Habermas, similar to Rawls, says that when we live in a society of others we need to be able to explain the basis of our beliefs in a reasoned way that others who do not share those beliefs can accept. Benhabib eloquently captures the theory of Habermas, and says that in modernity we can no longer speak of a common good, instead:

We have to conceive of the faculty of reason not in the image of a homogenous, transparent glass sphere into which we can fit all our cognitive and value commitments but more as bits and pieces of dispersed crystals whose contours shine out from under the rubble. (Benhabib, 1992, p. 48)155

Habermas says that the just political system should be inclusive of all groups, and give recognition to group identities, affirmative rights may be needed to redress group-based oppression. For O’Neill, as with these other above-mentioned authors, this entails the need for an inclusive public space separated from our social groups. The public space offers members equal citizenship and an equal voice, and is “inclusive of all significant groups”, without privileging a dominant cultural group above them (O'Neill, 2003, p. 227).
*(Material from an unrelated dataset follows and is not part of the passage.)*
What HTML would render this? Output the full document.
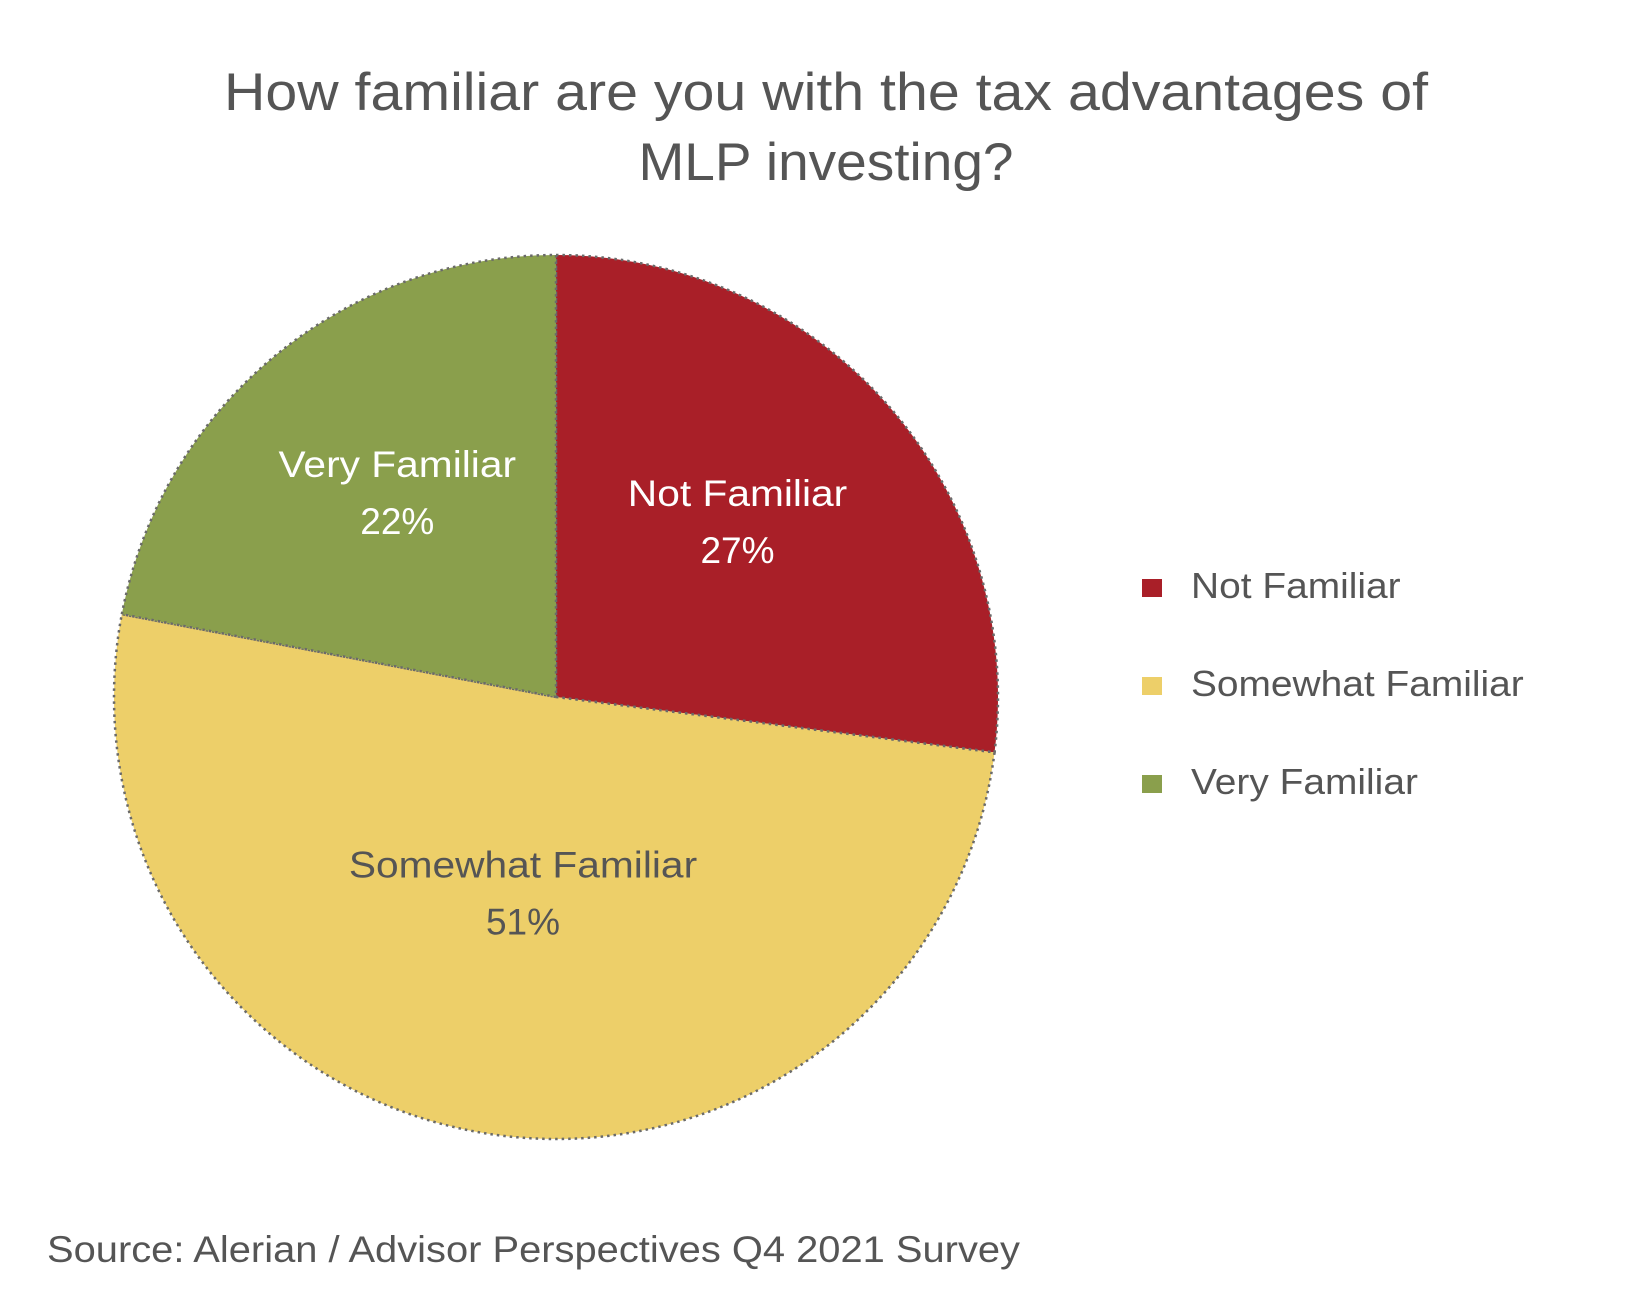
<!DOCTYPE html>
<html><head><meta charset="utf-8"><style>
html,body{margin:0;padding:0;background:#fff;}
svg{display:block;font-family:"Liberation Sans",sans-serif;}
</style></head><body>
<svg id="chart" width="1638" height="1315" viewBox="0 0 1638 1315">
<text x="826" y="110" text-anchor="middle" font-size="53" fill="#555" textLength="1204" lengthAdjust="spacingAndGlyphs">How familiar are you with the tax  advantages of</text>
<text x="826" y="180" text-anchor="middle" font-size="53" fill="#555" textLength="375" lengthAdjust="spacingAndGlyphs">MLP investing?</text>
<g id="slices"></g>
<g id="labels"></g>
<g id="legend"></g>
<text x="47" y="1262" font-size="37" fill="#555" textLength="973" lengthAdjust="spacingAndGlyphs">Source: Alerian / Advisor Perspectives Q4 2021 Survey</text>
</svg>
<script>
const categories = ["Not Familiar", "Somewhat Familiar", "Very Familiar"];
const values = [27, 51, 22];
const colors = ["#a91f28", "#edcf69", "#8a9f4c"];
const labelColors = ["#ffffff", "#555555", "#ffffff"];

const NS = "http://www.w3.org/2000/svg";
const cx = 556, cy = 697, R = 442;
const total = values.reduce((a, b) => a + b, 0);
function pt(frac, r) {
  const a = frac * 2 * Math.PI - Math.PI / 2;
  return [cx + r * Math.cos(a), cy + r * Math.sin(a)];
}
const slicesG = document.getElementById("slices");
const labelsG = document.getElementById("labels");
const legendG = document.getElementById("legend");
let acc = 0;
values.forEach((v, i) => {
  const f0 = acc / total, f1 = (acc + v) / total;
  acc += v;
  const [x0, y0] = pt(f0, R), [x1, y1] = pt(f1, R);
  const large = (f1 - f0) > 0.5 ? 1 : 0;
  const p = document.createElementNS(NS, "path");
  p.setAttribute("d", `M${cx},${cy} L${x0},${y0} A${R},${R} 0 ${large} 1 ${x1},${y1} Z`);
  p.setAttribute("fill", colors[i]);
  p.setAttribute("stroke", "#6a6a6a");
  p.setAttribute("stroke-width", "2.5");
  p.setAttribute("stroke-dasharray", "2.5 4");
  
  
  slicesG.appendChild(p);

  const mid = (f0 + f1) / 2;
  const [lx, ly0] = pt(mid, i === 1 ? 211 : (i === 2 ? 249 : 242));
  const ly = ly0 - (i === 0 ? 3 : 0);
  const t1 = document.createElementNS(NS, "text");
  t1.setAttribute("x", lx); t1.setAttribute("y", ly - 28);
  t1.setAttribute("text-anchor", "middle");
  t1.setAttribute("font-size", "37");
  t1.setAttribute("fill", labelColors[i]);
  t1.textContent = categories[i];
  
  
  labelsG.appendChild(t1);
  t1.setAttribute("textLength", (t1.getComputedTextLength() * 1.1).toFixed(1));
  t1.setAttribute("lengthAdjust", "spacingAndGlyphs");
  const t2 = document.createElementNS(NS, "text");
  t2.setAttribute("x", lx); t2.setAttribute("y", ly + 29);
  t2.setAttribute("text-anchor", "middle");
  t2.setAttribute("font-size", "37");
  t2.setAttribute("fill", labelColors[i]);
  t2.textContent = v + "%";
  
  
  labelsG.appendChild(t2);

  const ry = 579 + i * 98;
  const sq = document.createElementNS(NS, "rect");
  sq.setAttribute("x", 1142); sq.setAttribute("y", ry);
  sq.setAttribute("width", 20); sq.setAttribute("height", 18);
  sq.setAttribute("fill", colors[i]);
  
  
  legendG.appendChild(sq);
  const lt = document.createElementNS(NS, "text");
  lt.setAttribute("x", 1191); lt.setAttribute("y", ry + 19);
  lt.setAttribute("font-size", "36");
  lt.setAttribute("fill", "#555");
  lt.textContent = categories[i];
  
  
  legendG.appendChild(lt);
  lt.setAttribute("textLength", (lt.getComputedTextLength() * 1.08).toFixed(1));
  lt.setAttribute("lengthAdjust", "spacingAndGlyphs");
});
</script>
</body></html>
As Simone Chambers says, its “voices [not] votes” that count. (Kymlicka & Norman, 2000, p. 9). Chambers speaks also about a “conception of public reasonableness” which is not only a mirror of the dominant culture but instead is reflective and also accessible to all of the various groups that compose the society. Chambers defends Canadian society and sees Canada’s open cultural environment as a strength and a sign of its “commitment to rights and recognition” (2000, pp. 64-5). The clearest symbol of this, says Chambers, is the continuing inability of Canada to ratify its constitution. For Chambers, the failure to ratify this document is not a failure in itself; instead, it is a sign of Canada’s own diversity and its “ongoing conversation” which continues over the years to accommodate “new voices and new claims” and to bring accountability to all of its citizens (Chambers, 2000, pp. 64-5). James Tully agrees on this point and echoes Chambers in saying that contrary to “consensus on forms of recognition” we need to “aim to place the free and self-determining activity of struggling over recognition within a continuous process of discussion” (Tully, 2001, p. 29). Such “struggles” are important because they ensure plurality of expression and an openness (non-definitive) towards future accommodation. Tully warns that any “definitive” rapprochement on the other hand, should be held “with suspicion, as the voice of anti-democratic domination” (Tully, 2001, p. 30).


Peace and Power-sharing


The classic study of minorities, Gurr et. al Minorities at Risk, of which Kymlicka is himself a contributing author, the authors of the book conclude that ethnic conflict is best managed by power-sharing arrangements and by granting minorities a degree of autonomy (Gurr, Harff, & Marshall, 1993). Sean Byrne, in his studies on the peace process in Ireland also reaches this conclusion, prior to 1985 all four attempts at peace had failed, it was only when a shift towards power-sharing and recognition was introduced that the negotiations were successful (Byrne, 2001). Kymlicka helps us to understand power-sharing, but leads us in to frame it in cultural terms instead of looking at sovereignty more squarely as a purely political phenomenon. Byrne, in his article on peace-making in Ireland, states that prior to 1985 there had been four attempts at peace which all failed. Since that time, peace became possible because of two central elements: recognition and inclusiveness.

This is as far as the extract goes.